**Description of the task**
Report every line in the listing below where the string "that" shows up.

-- Start of Data for this task --

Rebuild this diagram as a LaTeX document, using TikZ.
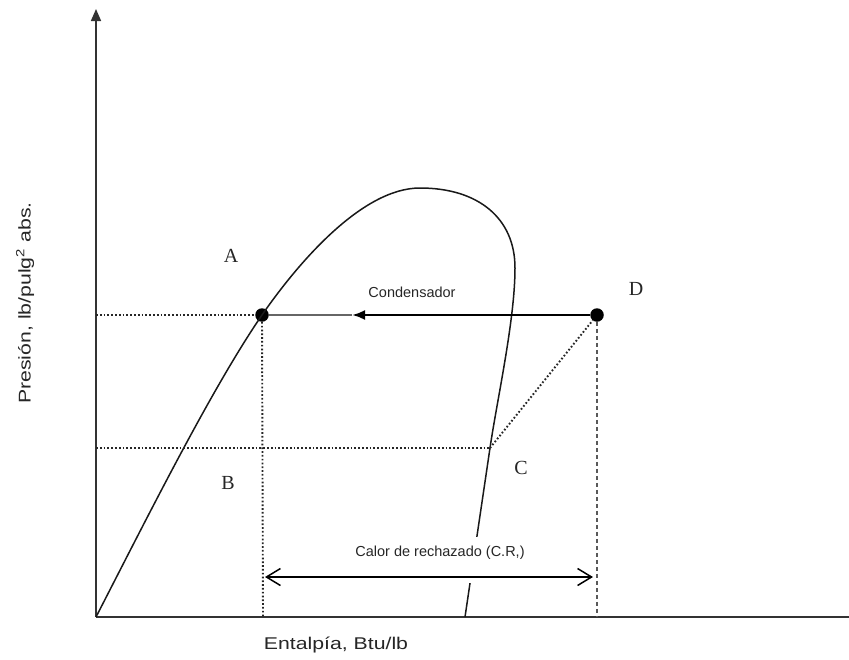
\documentclass[tikz,border=0pt]{standalone}
\usepackage{fontspec}
\setmainfont{Liberation Sans}
\newfontfamily\serifL{Liberation Serif}
\usetikzlibrary{arrows.meta}
\begin{document}
\begin{tikzpicture}[x=1pt,y=-1pt,
  axisline/.style={line width=1.6pt, black!80},
  curveline/.style={line width=1.5pt, black!90},
  dotline/.style={line width=1.9pt, dash pattern=on 1.7pt off 2.1pt, black!85},
  dashline/.style={line width=1.6pt, dash pattern=on 4pt off 3pt, black!65},
  dotpt/.style={circle, fill=black, inner sep=0pt, minimum size=13.5pt},
  letterlbl/.style={font=\serifL\fontsize{20}{23}\selectfont, text=black!85},
  smalllbl/.style={font=\fontsize{14.5}{17}\selectfont, text=black!85},
  axislbl/.style={font=\fontsize{17}{20}\selectfont, text=black!85}]
\useasboundingbox (0,0) rectangle (849,659);
% axes
\coordinate (O) at (96,617);
\coordinate (Ytop) at (96,9);
\coordinate (Xend) at (849,617);
\draw[axisline, -{Triangle[length=12pt,width=10pt]}] (O) -- (Ytop);
\draw[axisline] (O) -- (Xend);
% key points
\node[dotpt] (A) at (262,315) {};
\node[dotpt] (D) at (597,315) {};
\coordinate (C) at (490,448);
\coordinate (T) at (420,188);
\coordinate (Rs) at (515,268);
\coordinate (Cb) at (465,617);
\coordinate (Ay) at (96,315);
\coordinate (Ax) at (263,617);
\coordinate (Cy) at (96,448);
\coordinate (Dx) at (597,617);
\coordinate (M) at (352,315);
\coordinate (L) at (265,577);
\coordinate (R) at (593,577);
% saturation dome
\draw[curveline] (O) .. controls (150,512) and (212,388) .. (A.center)
  .. controls (298,263) and (362,188) .. (T)
  .. controls (478,188) and (515,218) .. (Rs)
  .. controls (515,320) and (497,400) .. (C)
  -- (Cb);
% white label area that hides the curve
\fill[white] (298,537) rectangle (580,583);
% dotted guides
\draw[dotline] (Ay) -- (A);
\draw[dotline] (A) -- (Ax);
\draw[dotline] (Cy) -- (C);
\draw[dotline] (C) -- (D);
\draw[dashline] (D) -- (Dx);
% condenser line
\draw[line width=1.5pt, black!60] (A) -- (M);
\draw[line width=2.4pt, -{Latex[length=13pt,width=10pt]}] (D) -- (M);
% heat rejected arrow
\draw[line width=1.5pt, {Straight Barb[length=14pt,width=17pt]}-{Straight Barb[length=14pt,width=17pt]}] (L) -- (R);
% labels
\node[smalllbl] (cond) at (412,292) {Condensador};
\node[smalllbl] (cr) at (440,553) {Calor de rechazado (C.R,)};
\node[letterlbl] (lA) at (231,256) {A};
\node[letterlbl] (lB) at (228,483) {B};
\node[letterlbl] (lC) at (521,468) {C};
\node[letterlbl] (lD) at (636,289) {D};
\node[axislbl] (xl) at (336,645) {\scalebox{1.25}[1]{Entalpía, Btu/lb}};
\node[axislbl, rotate=90] (yl) at (25,303) {\scalebox{1.25}[1]{Presión, lb/pulg\textsuperscript{2} abs.}};
\end{tikzpicture}
\end{document}
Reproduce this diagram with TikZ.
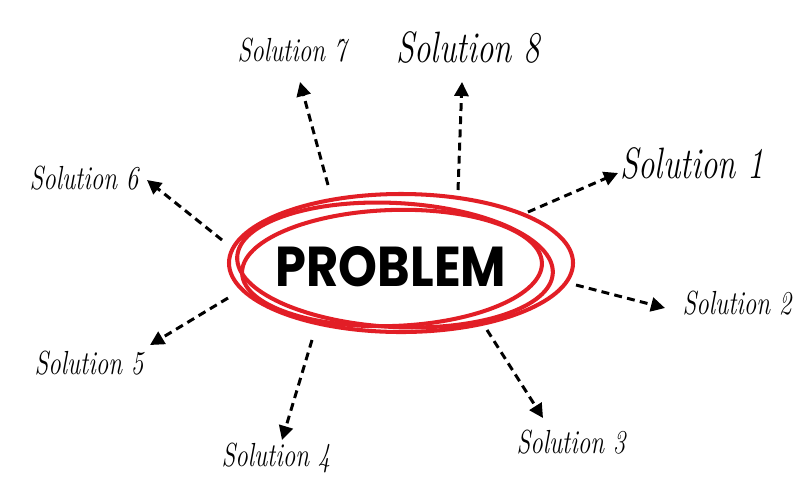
\documentclass[tikz,border=0pt]{standalone}
\usepackage{fontspec}
\newfontfamily\probfont{Poppins}
\usetikzlibrary{arrows.meta}
\definecolor{ringred}{RGB}{226,30,38}
\tikzset{
  ring/.style={draw=ringred, line width=2.3pt},
  solarrow/.style={line width=1.7pt, dash pattern=on 4.5pt off 3pt,
    -{Triangle[length=8pt,width=8pt]}},
  sol/.style={font=\itshape\fontsize{19}{19}\selectfont, inner sep=0pt, xscale=0.75},
  bigsol/.style={sol, font=\itshape\fontsize{25}{25}\selectfont},
}
\begin{document}
\begin{tikzpicture}[x=0.02cm, y=-0.02cm]
    \useasboundingbox (0,0) rectangle (800,501);

    % 红圈
    \draw[ring] (401,263) ellipse [x radius=172, y radius=69];
    \draw[ring, rotate around={-3:(395,265)}] (395,265) ellipse [x radius=158, y radius=62];
    \draw[ring, rotate around={2:(392,268)}] (392,268) ellipse [x radius=150, y radius=58];

    % 中心
    \node[font=\probfont\bfseries\fontsize{32}{32}\selectfont, inner sep=0pt, xscale=0.88] (prob) at (391,267) {PROBLEM};

    % 解
    \node[bigsol] (sol1) at (692,163) {Solution 1};
    \node[sol] (sol2) at (737,303) {Solution 2};
    \node[sol] (sol3) at (571,442) {Solution 3};
    \node[sol] (sol4) at (276,458) {Solution 4};
    \node[sol] (sol5) at (89,363) {Solution 5};
    \node[sol] (sol6) at (84,178) {Solution 6};
    \node[sol] (sol7) at (292,50) {Solution 7};
    \node[bigsol] (sol8) at (468,47) {Solution 8};

    % 箭头
    \foreach \n/\tx/\ty/\hx/\hy in {1/528/212/618/173, 2/576/285/665/308,
        3/487/330/543/418, 4/312/340/282/440, 5/228/298/150/345,
        6/222/240/147/180, 7/328/185/300/82, 8/458/190/462/82} {
        \coordinate (t\n) at (\tx,\ty);
        \coordinate (h\n) at (\hx,\hy);
        \draw[solarrow] (t\n) -- (h\n);
    }
\end{tikzpicture}
\end{document}
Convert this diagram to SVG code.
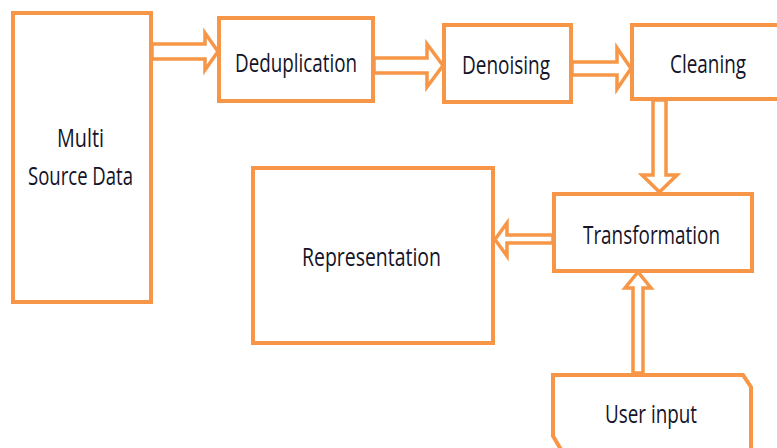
<svg xmlns="http://www.w3.org/2000/svg" width="777" height="448" viewBox="0 0 777 448">
<style>
.box{fill:#fff;stroke:#F79646;stroke-width:4}
.arr{fill:#fff;stroke:#F79646;stroke-width:3.5;stroke-linejoin:miter}
.lbl{font-family:"Open Sans","Liberation Sans",sans-serif;font-size:26px;fill:#141428;text-anchor:middle}
</style>
<rect width="777" height="448" fill="#fff"/>
<g id="connectors">
<polygon class="arr" points="152,44 205,44 205,33 218,51.5 205,70 205,59 152,59"/>
<polygon class="arr" points="374,58 427,58 427,44 443,65.5 427,87 427,73 374,73"/>
<polygon class="arr" points="572,62 617,62 617,48 631,68.5 617,89 617,75 572,75"/>
<polygon class="arr" points="653,100 666,100 666,175 677,175 659.5,192 642,175 653,175"/>
<polygon class="arr" points="553,235 507,235 507,223 495,239.5 507,256 507,243 553,243"/>
<polygon class="arr" points="633,373 633,288 625,288 638,272 651,288 643,288 643,373"/>
</g>
<g id="multi-source-data">
<rect class="box" x="13" y="13" width="138" height="289"/>
<text class="lbl" x="80.5" y="147" textLength="47" lengthAdjust="spacingAndGlyphs">Multi</text>
<text class="lbl" x="80.5" y="185" textLength="105" lengthAdjust="spacingAndGlyphs">Source Data</text>
</g>
<g id="deduplication">
<rect class="box" x="219" y="18" width="154" height="83"/>
<text class="lbl" x="296" y="72" textLength="122" lengthAdjust="spacingAndGlyphs">Deduplication</text>
</g>
<g id="denoising">
<rect class="box" x="444" y="25" width="127" height="77"/>
<text class="lbl" x="506" y="74" textLength="88" lengthAdjust="spacingAndGlyphs">Denoising</text>
</g>
<g id="cleaning">
<rect class="box" x="632" y="25" width="170" height="74"/>
<text class="lbl" x="708" y="73" textLength="76" lengthAdjust="spacingAndGlyphs">Cleaning</text>
</g>
<g id="transformation">
<rect class="box" x="554" y="194" width="198" height="77"/>
<text class="lbl" x="651.5" y="244" textLength="137" lengthAdjust="spacingAndGlyphs">Transformation</text>
</g>
<g id="representation">
<rect class="box" x="253" y="168" width="240" height="175"/>
<text class="lbl" x="371.5" y="266" textLength="139" lengthAdjust="spacingAndGlyphs">Representation</text>
</g>
<g id="user-input">
<path class="box" d="M563,453 L553,436 V375 H743 L751,387 V453 Z"/>
<text class="lbl" x="651" y="423" textLength="92" lengthAdjust="spacingAndGlyphs">User input</text>
</g>
</svg>
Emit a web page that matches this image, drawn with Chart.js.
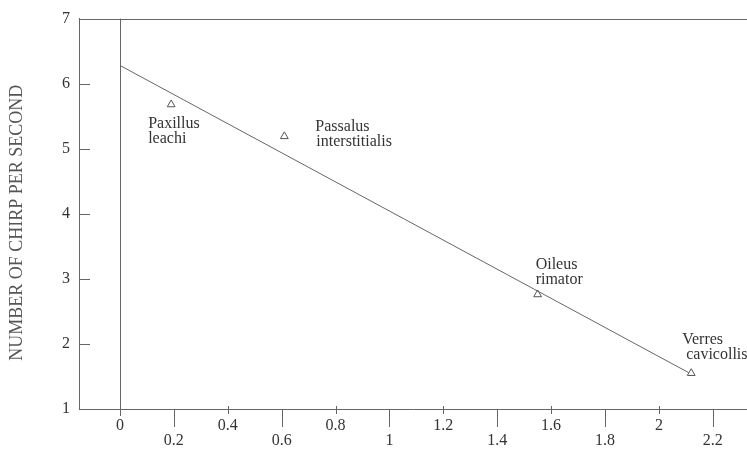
<!DOCTYPE html>
<html>
<head>
<meta charset="utf-8">
<script src="https://cdn.jsdelivr.net/npm/chart.js@4.4.0/dist/chart.umd.min.js"></script>
<style>
  html, body { margin: 0; padding: 0; background: #fff; }
</style>
</head>
<body>
<canvas id="chart" width="747" height="451"></canvas>
<script>
// species labels (two lines each) and measured values
const speciesNames = [
  ['Paxillus', 'leachi'],
  ['Passalus', 'interstitialis'],
  ['Oileus', 'rimator'],
  ['Verres', 'cavicollis']
];
const xValues = [0.19, 0.61, 1.55, 2.12];
const chirpRates = [5.68, 5.19, 2.76, 1.55];

// fitted line end points
const fitX = [0, 2.11];
const fitY = [6.28, 1.56];

const xTicks = [0, 0.2, 0.4, 0.6, 0.8, 1, 1.2, 1.4, 1.6, 1.8, 2, 2.2];
const yTicks = [1, 2, 3, 4, 5, 6, 7];

const SERIF = '"Liberation Serif", "DejaVu Serif", serif';
const LINE = '#666';

// top border, x = 0 line, tick marks, species labels
const decorations = {
  id: 'decorations',
  afterDatasetsDraw(chart, args, opts) {
    const { ctx, chartArea: area, scales: { x, y } } = chart;
    const snap = v => Math.round(v) + 0.5;
    ctx.save();
    ctx.strokeStyle = LINE;
    ctx.lineWidth = 1;
    ctx.beginPath();
    ctx.moveTo(area.left, snap(area.top));
    ctx.lineTo(area.right, snap(area.top));
    const x0 = snap(x.getPixelForValue(0));
    ctx.moveTo(x0, area.top);
    ctx.lineTo(x0, area.bottom + 7);
    yTicks.slice(1, -1).forEach(v => {
      const py = snap(y.getPixelForValue(v));
      ctx.moveTo(area.left, py);
      ctx.lineTo(area.left + 11, py);
    });
    xTicks.forEach((v, i) => {
      if (i === 0) return;
      const px = snap(x.getPixelForValue(v));
      ctx.moveTo(px, area.bottom - (i % 2 ? 0 : 3));
      ctx.lineTo(px, area.bottom + (i % 2 ? 18 : 5));
    });
    ctx.stroke();

    ctx.fillStyle = '#333';
    ctx.font = '16px ' + SERIF;
    ctx.textAlign = 'left';
    ctx.textBaseline = 'middle';
    speciesNames.forEach((lines, i) => {
      const px = x.getPixelForValue(xValues[i]);
      const py = y.getPixelForValue(chirpRates[i]);
      const [dx, dy, indent] = opts.offsets[i];
      ctx.fillText(lines[0], px + dx, py + dy);
      ctx.fillText(lines[1], px + dx + indent, py + dy + 15);
    });
    ctx.restore();
  }
};

new Chart(document.getElementById('chart'), {
  type: 'scatter',
  data: {
    datasets: [
      {
        label: 'species',
        data: xValues.map((v, i) => ({ x: v, y: chirpRates[i] })),
        pointStyle: 'triangle',
        pointRadius: 4.5,
        borderColor: '#555',
        backgroundColor: 'rgba(255,255,255,0)',
        borderWidth: 1
      },
      {
        label: 'fit',
        data: fitX.map((v, i) => ({ x: v, y: fitY[i] })),
        showLine: true,
        pointRadius: 0,
        borderColor: LINE,
        borderWidth: 1
      }
    ]
  },
  options: {
    responsive: false,
    animation: false,
    layout: { autoPadding: false, padding: { top: 17, left: 0, right: 0, bottom: 0 } },
    plugins: {
      legend: { display: false },
      tooltip: { enabled: false },
      decorations: {
        offsets: [[-23, 19, 0], [31, -10, 1], [-2, -30, 0], [-9, -33, 4]]
      }
    },
    scales: {
      x: {
        type: 'linear',
        min: -0.152,
        max: 2.327,
        afterBuildTicks: axis => { axis.ticks = xTicks.map(v => ({ value: v })); },
        afterFit: axis => { axis.height = 42; },
        grid: { display: false, drawTicks: false },
        border: { display: true, color: LINE, width: 1 },
        ticks: {
          padding: 9,
          color: '#333',
          font: { family: SERIF, size: 16, lineHeight: 0.95 },
          maxRotation: 0,
          autoSkip: false,
          callback: (value, index) => {
            const label = String(xTicks[index]);
            return index % 2 ? ['', label] : label;
          }
        }
      },
      y: {
        type: 'linear',
        min: 1,
        max: 7,
        afterBuildTicks: axis => { axis.ticks = yTicks.map(v => ({ value: v })); },
        afterFit: axis => { axis.width = 79; },
        grid: { display: false, drawTicks: false },
        border: { display: true, color: LINE, width: 1 },
        ticks: {
          padding: 9,
          color: '#333',
          font: { family: SERIF, size: 16 },
          callback: v => String(v)
        },
        title: {
          display: true,
          text: 'NUMBER OF CHIRP PER SECOND\u00a0\u00a0\u00a0\u00a0',
          color: '#555',
          font: { family: SERIF, size: 18 },
          padding: { top: 6, bottom: 0 }
        }
      }
    }
  },
  plugins: [decorations]
});
</script>
</body>
</html>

-- End of Data for this task --

**Correct output**
% white label area that hides the curve
Emit a web page that matches this image, drawn with Chart.js.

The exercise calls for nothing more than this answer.